Our department believes in the inherent unity between the practice and theory of art. Beyond the development of skills and training in techniques, the study of art involves gaining both an understanding of visual thinking and an awareness of the histories, issues and concepts that bear on the direction and role of the visual arts in our culture today.

Most of our courses are designed to serve all students regardless of their major area of study. A,T,P, enrolls about 40-60 undergraduate art majors and 70+ art minors, while approximately 1,000 non-majors/minors take our classes every year. Our undergraduate courses cover both traditional approaches and newer media and alternative strategies. Painting, drawing, printmaking, sculpture and photography form the core of the undergraduate curriculum, giving students the opportunity to develop a solid foundation in the field’s traditions and established media. The department also looks forward to experimental approaches and future developments in visual art making.

We incorporate digital technology, video and conceptual art practice into our curriculum, thus blending newer trends with established practices. Also integral to our program are seminars in art theory, as well as critique classes in which enrolled students present new work for prolonged, in-depth analysis by the class. By the senior year, each department major is encouraged to elaborate their own self-motivated, individual studio practice in which artworks are produced independently of classroom assignments.

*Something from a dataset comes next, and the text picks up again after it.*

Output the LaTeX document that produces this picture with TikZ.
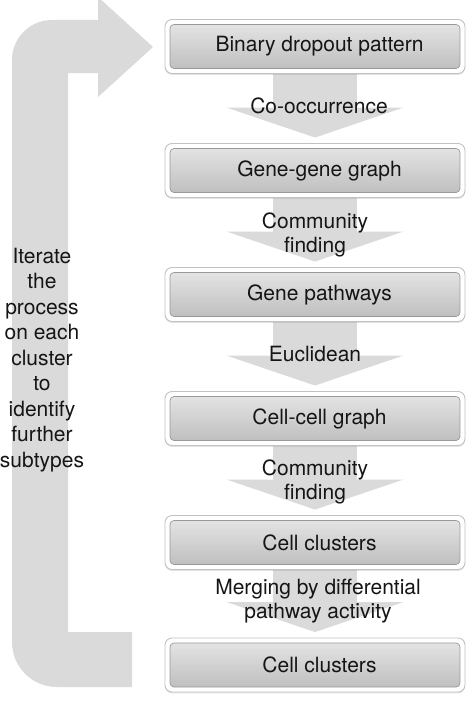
\documentclass[tikz,border=0pt]{standalone}
\usepackage{fontspec}
\setmainfont{TeX Gyre Heros}
\usetikzlibrary{arrows.meta,shadows,calc}
\definecolor{arrowgray}{HTML}{DADADA}
\definecolor{txt}{HTML}{151515}
\pgfdeclarelayer{bg}
\pgfsetlayers{bg,main}
\begin{document}
\begin{tikzpicture}[x=1pt,y=-1pt,
  outerbox/.style={draw=black!24, fill=white, rounded corners=7pt, minimum width=300pt, minimum height=54pt, line width=0.9pt, inner sep=0pt,
     drop shadow={opacity=0.22, shadow xshift=0pt, shadow yshift=-1.4pt}},
  innerbox/.style={draw=black!40, line width=0.7pt, top color=black!11, bottom color=black!25, rounded corners=4pt,
     minimum width=290pt, minimum height=44pt, font=\fontsize{21}{25}\selectfont, text=txt, inner sep=0pt},
  flow/.style={arrowgray, line width=84pt, -{Triangle[width=176pt,length=30pt]}},
  flowlabel/.style={font=\fontsize{21}{24.5}\selectfont, text=txt, align=center, inner sep=0pt},
]
\useasboundingbox (0,0) rectangle (474,701);

% loop-back arrow
\fill[arrowgray] (153,47) -- (98,-3) -- (98,20) -- (52,20)
  .. controls (29.9,20) and (12,37.9) .. (12,60) -- (12,642)
  .. controls (12,666.9) and (32.1,687) .. (57,687) -- (132,687) -- (132,632)
  -- (68,632) -- (68,73) -- (98,73) -- (98,97) -- cycle;
\node[flowlabel, font=\fontsize{21}{25.5}\selectfont] (iter) at (42,360)
  {Iterate\\the\\process\\on each\\cluster\\to\\identify\\further\\subtypes};

% boxes
\foreach \i/\c/\t in {1/46.5/Binary dropout pattern, 2/170.5/Gene-gene graph, 3/294.5/Gene pathways,
                      4/418.5/Cell-cell graph, 5/542.5/Cell clusters, 6/665/Cell clusters}{
  \node[outerbox] (o\i) at (315,\c) {};
  \node[innerbox] (b\i) at (315,\c) {\hspace*{9pt}\t};
}

% connectors
\begin{pgfonlayer}{bg}
\draw[flow] (o1.south) -- ([yshift=5.5pt]o2.north) node[midway, flowlabel, xshift=4pt] (l1) {Co-occurrence};
\draw[flow] (o2.south) -- ([yshift=5.5pt]o3.north) node[midway, flowlabel, yshift=-5pt] (l2) {Community\\finding};
\draw[flow] (o3.south) -- ([yshift=5.5pt]o4.north) node[midway, flowlabel] (l3) {Euclidean};
\draw[flow] (o4.south) -- ([yshift=5.5pt]o5.north) node[midway, flowlabel, yshift=-4pt] (l4) {Community\\finding};
\draw[flow] (o5.south) -- ([yshift=5.5pt]o6.north) node[midway, flowlabel, xshift=3pt] (l5) {Merging by differential\\pathway activity};
\end{pgfonlayer}
\end{tikzpicture}
\end{document}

Please note a portfolio is not not needed for prospective undergraduate students, and the department is unable to conduct portfolio reviews. If admission is granted to Northwestern, then a student can declare either the major or minor as early as their first quarter at the University. A portfolio is not needed in order to declare the major or minor. Questions about the undergraduate program and the major may be sent to our Director of Undergraduate Studies, Zach Buchner. Questions about the minor may be sent to the advisor to the minor, Sherwin Ovid.

FIRST-YEAR FOCUS,

ART, THEORY, PRACTICE, is a studio program, meaning we focus on art-making. We lead our majors and minors into developing their individual practices (ways of working, individual voices, body of work) within an environment of rigorous critical thinking. A major can lead, of course, to pursuing a career as an artist, but the skills and knowledge gained can also be the ideal training for a variety of careers, including design, project management, curatorial and museum work. Learning is an action process, and art-making allows students to take action, to do things, to make mistakes, explore and search for answers, to discover how a thing or action might contain meaning or be meaningful, to develop higher level cognitive skills involving the use of many different symbol systems (verbal, mathematical, visual, auditory, kinesthetic). Art-making encourages a suppleness of mind and the ability to act both autonomously and as part of a group.